Wenn man über den Bundesrat etwas erreichen will, ist es sinnvoll, sich mit anderen Ländern zusammenzutun. Auch deshalb orientiert sich der Wortlaut unserer Beschlussempfehlung an der Berliner und Hamburger Initiative und nimmt darauf Bezug.

Der Bundesrat hat den Antrag in seiner Sitzung am 11. Mai 2012 zur federführenden Beratung an den Rechtsausschuss und zur Mitberatung an den Ausschuss für Familie und Senioren überwiesen.

Im Rechtsausschuss des Bundesrates wird der Antrag am 26. September 2012 auf der Tagesordnung stehen.

Der Berliner Initiative hat sich in der vergangenen Woche - Frau von Angern erwähnte es bereits - auch ein Ausschuss des Hessischen Landtages angeschlossen. Im Düsseldorfer Landtag ist letzte Woche ebenfalls die Zustimmung zu der Initiative erfolgt. Am Tag vorher, am 12. September, hat dort Ministerpräsidentin Hannelore Kraft in ihrer ersten Regierungserklärung nach der Landtagswahl gesagt - ich zitiere -:

„Ein Klima der Offenheit und Akzeptanz zeigt sich auch im Umgang mit Menschen unterschiedlicher sexueller Identität. Wir werden deshalb im Rahmen der Kampagne ‚anders und gleich - Nur Respekt Wirkt’ jeder Form von Homo- und Transphobie entschieden entgegenwirken.“

Erinnern möchte ich auch an den Antrag der GRÜNEN im Bundestag; das wird Frau Lüddemann gleich auch noch tun.
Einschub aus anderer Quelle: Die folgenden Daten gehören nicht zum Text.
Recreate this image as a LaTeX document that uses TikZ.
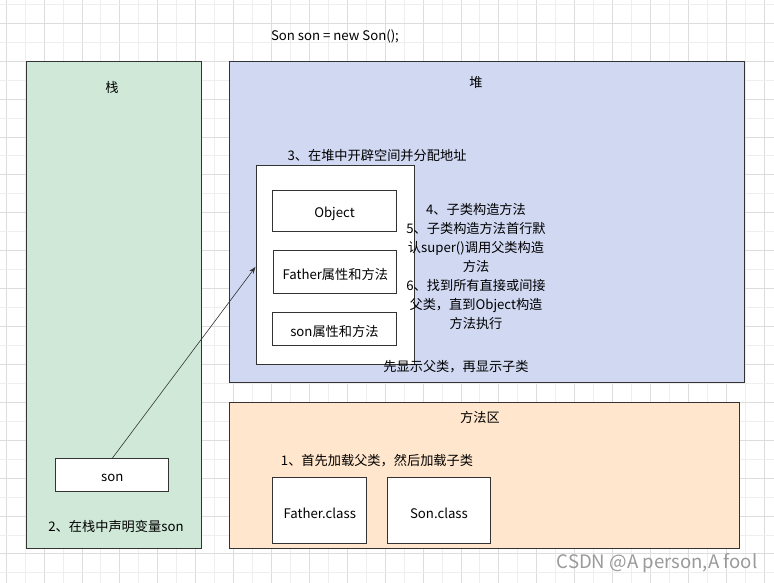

(Zuruf von Frau Lüddemann, GRÜNE)

Es gibt also Initiativen sowohl aus dem Bundesrat als auch aus dem Bundestag mit der gleichen Zielrichtung zu demselben Thema. Von daher kann ich es mir gut vorstellen und wünsche es mir, dass es bis zum Ende der laufenden Wahlperiode des Bundestages zu einer wirksamen Beschlussfassung kommt. - Vielen Dank.